The Main Event: How to Shop for the Best Loan

Now that your prep work is done, it’s time to find the best deal. The biggest mistake car buyers make is negotiating the car price first and then just accepting whatever financing the dealership offers. We’re going to flip that script.

Step 1: Get Pre-Approved

Before you even step foot in a dealership, get a pre-approved loan offer from your own bank, a credit union, or an online lender. A pre-approval is a firm offer that tells you exactly how much you can borrow and at what interest rate. This is your baseline. It turns you into a cash buyer at the dealership, giving you immense negotiating power.

Step 2: Compare Lenders

Don’t just get one pre-approval. Get several. The rates can vary significantly between different types of lenders.

Lender Type Pros Cons
Big Banks (RBC, TD, BMO) Convenient if you’re an existing customer; competitive rates for good credit. May have stricter lending criteria; might not be the absolute lowest rate.
Credit Unions Often offer lower rates and more personal service; member-focused. You need to be a member; may have fewer branches.
Dealership Financing Very convenient; can have special manufacturer offers (e.g., 0% financing). Often has higher rates; potential for marked-up rates and add-ons.

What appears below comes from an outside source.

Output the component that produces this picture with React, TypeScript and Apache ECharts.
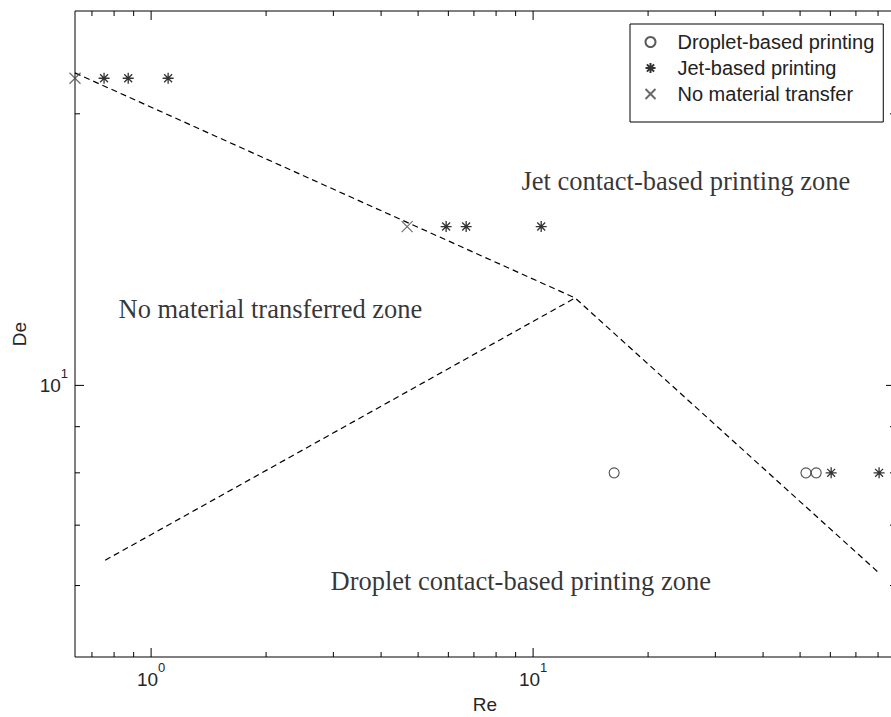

When you shop for rates, try to do all your applications within a 14-day window. Credit scoring models typically count multiple auto loan inquiries in a short period as a single event, minimizing the impact on your credit score.

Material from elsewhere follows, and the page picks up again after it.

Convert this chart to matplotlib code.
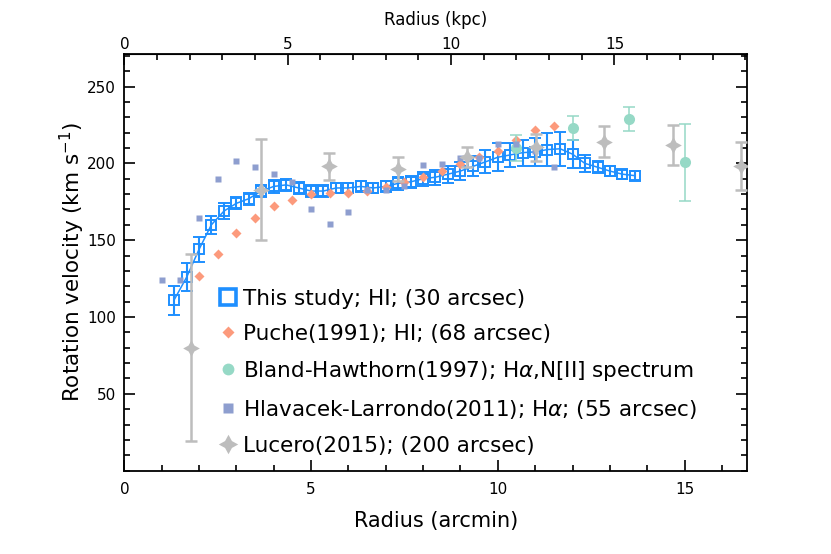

Step 3: Negotiate at the Dealership

Once you’ve found the car you want, negotiate the price of the car first, as if you were paying cash. Once you have a final price, you can reveal your pre-approved financing. Ask them, “Can you beat this rate?” Sometimes, the dealership’s finance office can access lenders who can offer an even better rate to earn your business. If they can, great! If not, you walk away with the great rate you secured yourself.

Secrets to Securing the Best Car Loan Rate

  • Understand the “All-In” Price: In Canada, dealers must advertise the “all-in” price, but this doesn’t include GST/PST/HST. Always calculate your loan based on the final, on-the-road price, including taxes and fees, to avoid surprises.
  • My Biggest Mistake: Focusing on the Monthly Payment. On my second car, I fell into this trap. The salesperson kept asking “what monthly payment works for you?” and extended the loan term to 84 months to hit my number. I ended up paying thousands more in interest. Always negotiate the total price of the car and the interest rate, not the monthly payment.
  • Read the Fine Print on 0% Offers: A 0% financing offer from a manufacturer sounds amazing, but you often have to give up a cash rebate or discount to get it. Do the math to see which option actually saves you more money.
  • Consider a Co-Signer Carefully: If you have poor or limited credit, a co-signer with a strong credit history can help you qualify for a much lower rate. However, be aware that this person is legally responsible for the loan if you default. It’s a huge commitment for them.

Frequently Asked Questions

What is a good car loan interest rate in Canada in 2026?

For a borrower with a good to excellent credit score (700+), rates for a new car in 2026 typically range from 5.5% to 7.5%. For used cars or borrowers with lower scores, rates can easily be 10% or higher.

Can I get a car loan with bad credit in Canada?

Yes, it’s possible to get a car loan with bad credit, but you should expect to pay a much higher interest rate. Focus on providing a larger down payment and consider working with lenders who specialize in subprime auto loans.

How much of a down payment should I make on a car?

Aim for a down payment of at least 10% for a new car and 20% for a used car. This helps lower your monthly payment, may secure a better interest rate, and protects you against depreciation.

Does a longer loan term save me money?

No. While a longer term (like 84 months) lowers your monthly payment, you’ll pay significantly more in total interest over the life of the loan. Always choose the shortest loan term you can comfortably afford.